### What is being asked
Repeat every line of the data exactly, but not the pictures.

[start Excerpted data]

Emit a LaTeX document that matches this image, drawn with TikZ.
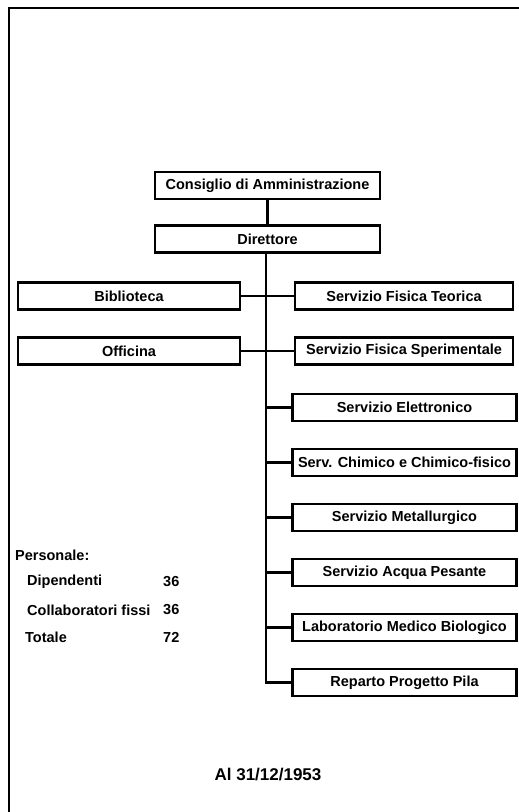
\documentclass[tikz,border=0pt]{standalone}
\usepackage{fontspec}
\setmainfont{Liberation Sans}
\begin{document}
\begin{tikzpicture}[x=1pt,y=-1pt,
  box/.style={draw,line width=2.2pt,rectangle,minimum height=27pt,inner sep=0pt,
    font=\fontsize{14.5}{16}\selectfont\bfseries},
  conn/.style={line width=2.2pt},
  lbl/.style={anchor=west,inner sep=0pt,font=\fontsize{14.5}{16}\selectfont\bfseries}]
\useasboundingbox (0,0) rectangle (519,812);
\draw[line width=2.2pt] (9,812) -- (9,8) -- (519,8);
\node[box,minimum width=225pt] (cda) at (267.5,185.5) {Consiglio di Amministrazione};
\node[box,minimum width=225pt] (dir) at (267.5,239) {Direttore};
\node[box,minimum width=222pt] (bib) at (129,296) {Biblioteca};
\node[box,minimum width=222pt] (off) at (129,351) {Officina};
\node[box,minimum width=218pt] (sft) at (404,296) {Servizio Fisica Teorica};
\node[box,minimum width=218pt] (sfs) at (404,351) {Servizio Fisica Sperimentale};
\node[box,minimum width=224pt] (sel) at (404.5,407.5) {Servizio Elettronico};
\node[box,minimum width=224pt] (sch) at (404.5,462.5) {Serv. Chimico e Chimico-fisico};
\node[box,minimum width=224pt] (smt) at (404.5,517.5) {Servizio Metallurgico};
\node[box,minimum width=224pt] (sap) at (404.5,572.5) {Servizio Acqua Pesante};
\node[box,minimum width=224pt] (lmb) at (404.5,627.5) {Laboratorio Medico Biologico};
\node[box,minimum width=224pt] (rpp) at (404.5,682.5) {Reparto Progetto Pila};
\draw[conn] (cda) -- (dir);
\coordinate (trunk) at (266,252.5);
\draw[conn] (dir.south -| trunk) |- (rpp.west);
\draw[conn] (bib) -- (sft);
\draw[conn] (off) -- (sfs);
\foreach \n in {sel,sch,smt,sap,lmb}
  \draw[conn] (\n.west) -- (\n.west -| trunk);
\node[lbl] (pers) at (15,555) {Personale:};
\node[lbl] (dip) at (27,582) {Dipendenti};
\node[lbl] (dipn) at (163,582) {36};
\node[lbl] (col) at (27,610) {Collaboratori fissi};
\node[lbl] (coln) at (163,610) {36};
\node[lbl] (tot) at (25,637) {Totale};
\node[lbl] (totn) at (163,637) {72};
\node[inner sep=0pt,font=\fontsize{17}{20}\selectfont\bfseries] (date) at (268,775) {Al 31/12/1953};
\end{tikzpicture}
\end{document}
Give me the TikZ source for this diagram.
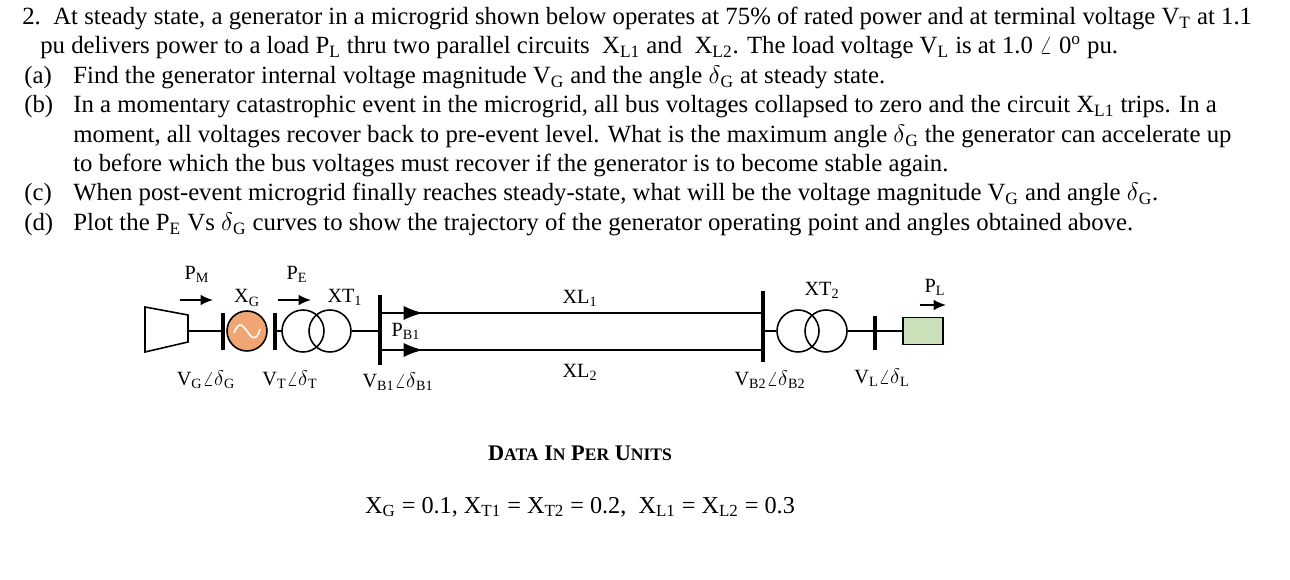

[end Excerpted data]

### Output below
Emit a LaTeX document that matches this image, drawn with TikZ.
\documentclass[tikz,border=0pt]{standalone}
\usepackage{fontspec}
\setmainfont{Liberation Sans}
\begin{document}
\begin{tikzpicture}[x=1pt,y=-1pt,
  box/.style={draw,line width=2.2pt,rectangle,minimum height=27pt,inner sep=0pt,
    font=\fontsize{14.5}{16}\selectfont\bfseries},
  conn/.style={line width=2.2pt},
  lbl/.style={anchor=west,inner sep=0pt,font=\fontsize{14.5}{16}\selectfont\bfseries}]
\useasboundingbox (0,0) rectangle (519,812);
\draw[line width=2.2pt] (9,812) -- (9,8) -- (519,8);
\node[box,minimum width=225pt] (cda) at (267.5,185.5) {Consiglio di Amministrazione};
\node[box,minimum width=225pt] (dir) at (267.5,239) {Direttore};
\node[box,minimum width=222pt] (bib) at (129,296) {Biblioteca};
\node[box,minimum width=222pt] (off) at (129,351) {Officina};
\node[box,minimum width=218pt] (sft) at (404,296) {Servizio Fisica Teorica};
\node[box,minimum width=218pt] (sfs) at (404,351) {Servizio Fisica Sperimentale};
\node[box,minimum width=224pt] (sel) at (404.5,407.5) {Servizio Elettronico};
\node[box,minimum width=224pt] (sch) at (404.5,462.5) {Serv. Chimico e Chimico-fisico};
\node[box,minimum width=224pt] (smt) at (404.5,517.5) {Servizio Metallurgico};
\node[box,minimum width=224pt] (sap) at (404.5,572.5) {Servizio Acqua Pesante};
\node[box,minimum width=224pt] (lmb) at (404.5,627.5) {Laboratorio Medico Biologico};
\node[box,minimum width=224pt] (rpp) at (404.5,682.5) {Reparto Progetto Pila};
\draw[conn] (cda) -- (dir);
\coordinate (trunk) at (266,252.5);
\draw[conn] (dir.south -| trunk) |- (rpp.west);
\draw[conn] (bib) -- (sft);
\draw[conn] (off) -- (sfs);
\foreach \n in {sel,sch,smt,sap,lmb}
  \draw[conn] (\n.west) -- (\n.west -| trunk);
\node[lbl] (pers) at (15,555) {Personale:};
\node[lbl] (dip) at (27,582) {Dipendenti};
\node[lbl] (dipn) at (163,582) {36};
\node[lbl] (col) at (27,610) {Collaboratori fissi};
\node[lbl] (coln) at (163,610) {36};
\node[lbl] (tot) at (25,637) {Totale};
\node[lbl] (totn) at (163,637) {72};
\node[inner sep=0pt,font=\fontsize{17}{20}\selectfont\bfseries] (date) at (268,775) {Al 31/12/1953};
\end{tikzpicture}
\end{document}
Give me the TikZ source for this diagram.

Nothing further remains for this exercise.